When ‘Darikavadham' was performed at the Thozhuvancode Devi Kshetram, Thiruvananthapuram, for Margi Usha it was an offering on two counts. The most obvious was to seek the blessing of the presiding deity, and the second because the ‘angry goddess' was her kuladevata.

The idea of working on a Bhadrakali theme first caught her fancy when she performed the Anthakan from the ‘Markandayacharitam' at the Sharkara Ksethram. Those who appreciated the performance exhorted her to venture into the Bhadrakali themes that offered immense potential for a Nangiarkoothu performance. With no known performance manual available on the Bhadrakali theme, Margi Usha started researching on the Darika legend.

Scope for emotions

Beginning with a single dhyana sloka on Bhadrakali that she could lay her hands on she structured the performance.
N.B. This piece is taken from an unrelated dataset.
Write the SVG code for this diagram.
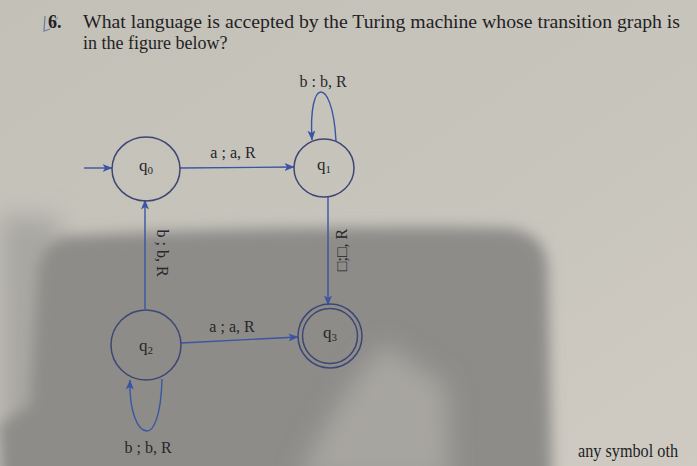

“I have broken up the whole work into seven episodes, spanning the birth of Darika to the final Kailashayatra. In this performance I chose the confrontation between the demon Darika and Kali. This particular piece offers ample opportunity for an expression of Roudram, Bheebatsam, Bhayanakam, and Karunam, making it exciting for me.”

The myth goes thus: The demon Darika wrecks havoc all over earth and heaven. Acting on Lord Brahma's advise, the Bhagwati, comes into being; Kali battles with Darika and frees the earth of the asura.

According to Usha, the highpoints of the performance were the manner in which Bhadrakali lures Darikan out of the cave, a part which calls for a total calm expression in contrast to the overwhelmingly aggressive moods required of her to display the fury and the other was the predominantly roudram-filled expression of the Goddess' wrath and her killing of Darika.

“There was a constant urge in me to render a flawless presentation, because this was my maiden performance of a composition that I had ventured to create on my own,” says Usha.

Speaking about efforts in fleshing out the episode with appropriate slokas, she remembers with gratitude the support she received from Ajith Kumar of Mahatma Gandhi College, Thiruvananthapuram, who is researching on the Bhadrakali myth.

Unnikrishnan and Margi Saji Kumar (mizhavu), Sreevarahom Ashokan (edakka) and Kumari Neenuvina (taalam) lent fitting support to the performance.